The refiled suit named the same defendants: Dow Jones, News Corp, Rupert Murdoch, Robert Thomson, and reporters Safdar and Palazzolo. Thomson is included as News Corp’s CEO, though the complaint has been criticized by the defense for grouping the defendants together without pleading specific acts of malice by each. The suit continues to seek $10 billion in damages.
The Journal’s Second Motion to Dismiss
On June 10, 2026, the defendants filed a 22-page motion asking Judge Gayles to dismiss the amended complaint with prejudice, which would prevent Trump from filing again. The motion argued that the revised lawsuit was a “re-package” of claims already rejected and “does not remedy any of the defects identified in the court’s dismissal order. In fact, it compounds them.”
The defense raised several specific arguments:
- Actual malice not established: The Journal maintained that “failure to investigate is not actual malice” and that the article itself proves reporters did investigate, contacting Trump, the Justice Department, and the FBI.
- No defamatory meaning: The motion argued that even if the article had flatly stated Trump crafted the letter, “there is nothing defamatory about a person sending a bawdy note to a friend.”
- Omissions overstated: The Journal contended that much of the information Trump claimed was left out was actually in the article, including three paragraphs dedicated to his denial.
- Maxwell and signature claims insufficient: The defense argued that Maxwell’s statements and the complaint’s analysis of Trump’s signature did not overcome the actual malice standard.

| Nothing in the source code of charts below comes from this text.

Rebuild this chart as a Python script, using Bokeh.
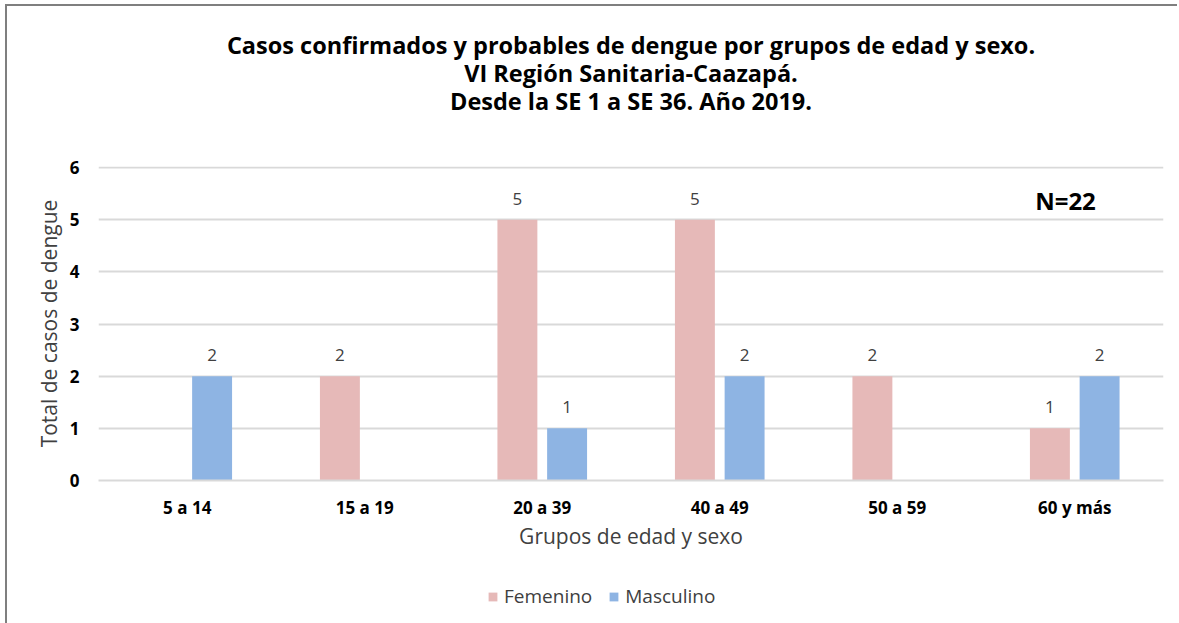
from bokeh.plotting import figure
from bokeh.layouts import column
from bokeh.models import (ColumnDataSource, FactorRange, LabelSet, Label, Legend, LegendItem,
                          Range1d, FixedTicker, Title)
from bokeh.transform import dodge
from bokeh.core.properties import value
from bokeh.embed import file_html
from bokeh.resources import INLINE

# ---- data ----
categories = ["5 a 14", "15 a 19", "20 a 39", "40 a 49", "50 a 59", "60 y más"]
femenino = [0, 2, 5, 5, 2, 1]
masculino = [2, 0, 1, 2, 0, 2]
series_names = ["Femenino", "Masculino"]
title_lines = ["Casos confirmados y probables de dengue por grupos de edad y sexo.",
               "VI Región Sanitaria-Caazapá.",
               "Desde la SE 1 a SE 36. Año 2019."]
y_ticks = [0, 1, 2, 3, 4, 5, 6]
n_text = "N=22"

FONT = "Open Sans"
COL_F = "#E6B9B8"
COL_M = "#8EB4E3"

src = ColumnDataSource(dict(
    cat=categories,
    fem=femenino,
    mas=masculino,
    fem_lab=[str(v) if v else "" for v in femenino],
    mas_lab=[str(v) if v else "" for v in masculino],
))

p = figure(x_range=FactorRange(*categories, range_padding=0), y_range=Range1d(0, 6.02),
           frame_width=1065, frame_height=314, output_backend="svg", toolbar_location=None,
           min_border_left=91, min_border_right=14, min_border_top=160, min_border_bottom=90)
p.outline_line_color = None
p.background_fill_color = "white"
p.border_fill_color = "white"

bw = 0.225
off = 0.14
r_f = p.vbar(x=dodge("cat", -off, range=p.x_range), top="fem", width=bw, source=src,
             color=COL_F, line_color=None)
r_m = p.vbar(x=dodge("cat", off, range=p.x_range), top="mas", width=bw, source=src,
             color=COL_M, line_color=None)

lab_style = dict(text_font=value(FONT), text_font_size="17px", text_color="#404040",
                 text_align="center", text_baseline="bottom", y_offset=15, source=src)
p.add_layout(LabelSet(x=dodge("cat", -off, range=p.x_range), y="fem", text="fem_lab", **lab_style))
p.add_layout(LabelSet(x=dodge("cat", off, range=p.x_range), y="mas", text="mas_lab", **lab_style))

# axes
p.yaxis.ticker = FixedTicker(ticks=y_ticks)
p.yaxis.axis_line_color = None
p.yaxis.major_tick_line_color = None
p.yaxis.minor_tick_line_color = None
p.yaxis.major_label_text_font = FONT
p.yaxis.major_label_text_font_style = "bold"
p.yaxis.major_label_text_font_size = "17px"
p.yaxis.major_label_text_color = "black"
p.yaxis.major_label_standoff = 13
p.yaxis.axis_label = "Total de casos de dengue"
p.yaxis.axis_label_text_font = FONT
p.yaxis.axis_label_text_font_style = "normal"
p.yaxis.axis_label_text_font_size = "21px"
p.yaxis.axis_label_text_color = "#404040"
p.yaxis.axis_label_standoff = 4

p.xaxis.axis_line_color = "#D9D9D9"
p.xaxis.axis_line_width = 2
p.xaxis.major_tick_line_color = None
p.xaxis.minor_tick_line_color = None
p.xaxis.major_tick_out = 0
p.xaxis.major_label_text_font = FONT
p.xaxis.major_label_text_font_style = "bold"
p.xaxis.major_label_text_font_size = "17px"
p.xaxis.major_label_text_color = "black"
p.xaxis.major_label_standoff = 15
p.xaxis.axis_label = "Grupos de edad y sexo"
p.xaxis.axis_label_text_font = FONT
p.xaxis.axis_label_text_font_style = "normal"
p.xaxis.axis_label_text_font_size = "21px"
p.xaxis.axis_label_text_color = "#404040"
p.xaxis.axis_label_standoff = 0

p.xgrid.grid_line_color = None
p.ygrid.grid_line_color = "#D9D9D9"
p.ygrid.grid_line_width = 2
p.ygrid.ticker = FixedTicker(ticks=y_ticks)

# title lines: a blank spacer next to the frame, then the three lines stacked upward
p.add_layout(Title(text="\u00a0", text_font=FONT, text_font_size="23.5px", standoff=18.5), "above")
title_offsets = [-8, 0, 0]
for t, o in reversed(list(zip(title_lines, title_offsets))):
    p.add_layout(Title(text=t, align="center", text_font=FONT, text_font_style="bold",
                       text_font_size="23.5px", text_color="black", standoff=-6.5, offset=o),
                 "above")

p.add_layout(Label(x=967, y=280, x_units="screen", y_units="screen", text=n_text,
                   text_font=FONT, text_font_style="bold", text_font_size="24px",
                   text_color="black", text_align="center", text_baseline="middle"))

# legend strip below the chart (proxy bars of the same data lie outside its visible range)
lg = figure(width=1170, height=53, x_range=FactorRange(*categories, range_padding=0),
            y_range=Range1d(100, 101), output_backend="svg", toolbar_location=None,
            x_axis_location=None, y_axis_location=None, min_border=0)
lg.grid.visible = False
lg.outline_line_color = None
lg.background_fill_color = "white"
lg.border_fill_color = "white"
lf = lg.vbar(x=dodge("cat", -off, range=lg.x_range), top="fem", width=bw, source=src,
             color=COL_F, line_color=None)
lm = lg.vbar(x=dodge("cat", off, range=lg.x_range), top="mas", width=bw, source=src,
             color=COL_M, line_color=None)
legend = Legend(items=[LegendItem(label=series_names[0], renderers=[lf]),
                       LegendItem(label=series_names[1], renderers=[lm])],
                orientation="horizontal", location=(389, 14),
                label_text_font=FONT, label_text_font_size="19px", label_text_color="#404040",
                glyph_width=11, glyph_height=11, spacing=16, label_standoff=6,
                border_line_color=None, background_fill_alpha=0, margin=0)
lg.add_layout(legend, "center")

page = column(p, lg, spacing=0,
              styles={"border-left": "2px solid #7f7f7f", "border-top": "2px solid #7f7f7f",
                      "margin-left": "5px", "margin-top": "4px"})

open("out.html", "w").write(file_html(page, INLINE))
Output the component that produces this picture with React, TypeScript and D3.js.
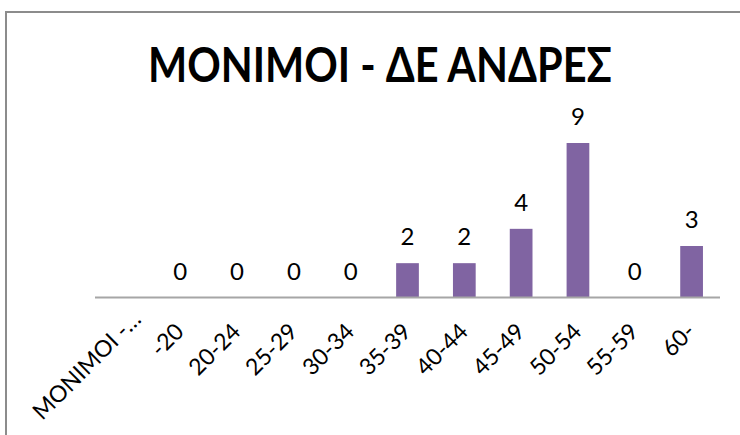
import { useEffect, useRef } from 'react';
import * as d3 from 'd3';

const title = 'MONIMOI - ΔΕ ΑΝΔΡΕΣ';
const categories = ['MONIMOI -…', '-20', '20-24', '25-29', '30-34', '35-39', '40-44', '45-49', '50-54', '55-59', '60-'];
const values: (number | null)[] = [null, 0, 0, 0, 0, 2, 2, 4, 9, 0, 3];

const App = () => {
  const svgRef = useRef<SVGSVGElement | null>(null);

  useEffect(() => {
    const svg = d3.select(svgRef.current);
    svg.selectAll('*').remove();
    const width = 740;
    const height = 435;
    const axisY = 297.5;
    const font = 'Lato, Carlito, Calibri, sans-serif';

    // chart area frame (only top and left edges are visible)
    svg
      .append('rect')
      .attr('x', 6)
      .attr('y', 12)
      .attr('width', width + 20)
      .attr('height', height + 20)
      .attr('fill', '#fff')
      .attr('stroke', '#8c8c8c')
      .attr('stroke-width', 2);

    svg
      .append('text')
      .attr('x', 380)
      .attr('y', 82)
      .attr('text-anchor', 'middle')
      .attr('textLength', 464)
      .attr('lengthAdjust', 'spacingAndGlyphs')
      .style('font-family', font)
      .style('font-weight', 'bold')
      .style('font-size', '47px')
      .attr('fill', '#000')
      .text(title);

    const xScale = d3.scaleBand<string>().domain(categories).range([95, 720]);
    const yScale = d3.scaleLinear().domain([0, 9]).range([axisY, 143]);
    const barWidth = 0.4 * xScale.bandwidth();
    const cx = (c: string) => (xScale(c) as number) + xScale.bandwidth() / 2;

    const data = categories.map((c, i) => ({ c, v: values[i] }));
    const shown = data.filter((d) => d.v !== null) as { c: string; v: number }[];

    svg
      .selectAll('rect.bar')
      .data(shown.filter((d) => d.v > 0))
      .enter()
      .append('rect')
      .attr('class', 'bar')
      .attr('x', (d) => cx(d.c) - barWidth / 2)
      .attr('y', (d) => yScale(d.v))
      .attr('width', barWidth)
      .attr('height', (d) => yScale(0) - yScale(d.v))
      .attr('fill', '#8064a2');

    svg
      .append('line')
      .attr('x1', 95)
      .attr('x2', 720)
      .attr('y1', axisY)
      .attr('y2', axisY)
      .attr('stroke', '#a6a6a6')
      .attr('stroke-width', 2);

    svg
      .selectAll('text.val')
      .data(shown)
      .enter()
      .append('text')
      .attr('class', 'val')
      .attr('x', (d) => cx(d.c))
      .attr('y', (d) => yScale(d.v) - 18)
      .attr('text-anchor', 'middle')
      .style('font-family', font)
      .style('font-size', '24px')
      .attr('fill', '#000')
      .text((d) => d.v);

    svg
      .selectAll('text.cat')
      .data(categories)
      .enter()
      .append('text')
      .attr('class', 'cat')
      .attr('text-anchor', 'end')
      .attr('transform', (c) => {
        // truncated label sits a bit further along its baseline
        const shift = c.endsWith('…') ? 19 : 0;
        const px = cx(c) + 5 + shift * 0.74;
        const py = axisY + 35.5 - shift * 0.64;
        return `translate(${px},${py}) rotate(-45)`;
      })
      .style('font-family', font)
      .style('font-size', '23px')
      .attr('fill', '#000')
      .text((c) => c);
  }, []);

  return (
    <svg
      ref={svgRef}
      width="740"
      height="435"
      style={{ position: 'absolute', left: 0, top: 0, background: '#fff' }}
    ></svg>
  );
};

export default App;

The defendants also renewed their request for attorney fees and costs under Florida’s anti-SLAPP law, arguing the lawsuit is a meritless attempt to intimidate protected speech. Additionally, the Journal asked the judge to stay discovery while the motion is pending, noting that Trump’s team had requested a deposition of Rupert Murdoch.
A spokesperson for Trump’s legal team responded by calling the suit “a powerhouse lawsuit,” adding that the president “will continue to hold those who mislead the American people with fake news and smears accountable for their actions.”
Broader Context
The Wall Street Journal lawsuit is one of several high-stakes defamation actions Trump has pursued against major media organizations. In December 2024, ABC News settled a defamation claim by agreeing to pay $15 million to Trump’s presidential library plus $1 million in legal fees. On July 2, 2025, Paramount, the parent company of CBS, settled a lawsuit over a “60 Minutes” interview with Kamala Harris, paying $16 million to cover Trump’s legal fees and contribute to his future presidential library. Trump has also filed suits seeking billions in damages against the New York Times and the BBC.
Press freedom advocates have characterized the pattern as a strategy designed to impose financial and reputational costs on outlets that produce unfavorable coverage. Kevin Goldberg of the Freedom Forum noted that in the Journal case, the court’s focus is not on whether the reporting was objectively accurate but specifically on whether Trump can meet the high bar of proving the publisher’s state of mind at the time of publication. As of mid-2026, Judge Gayles’s ruling on the second motion to dismiss is pending, with no new court dates publicly scheduled.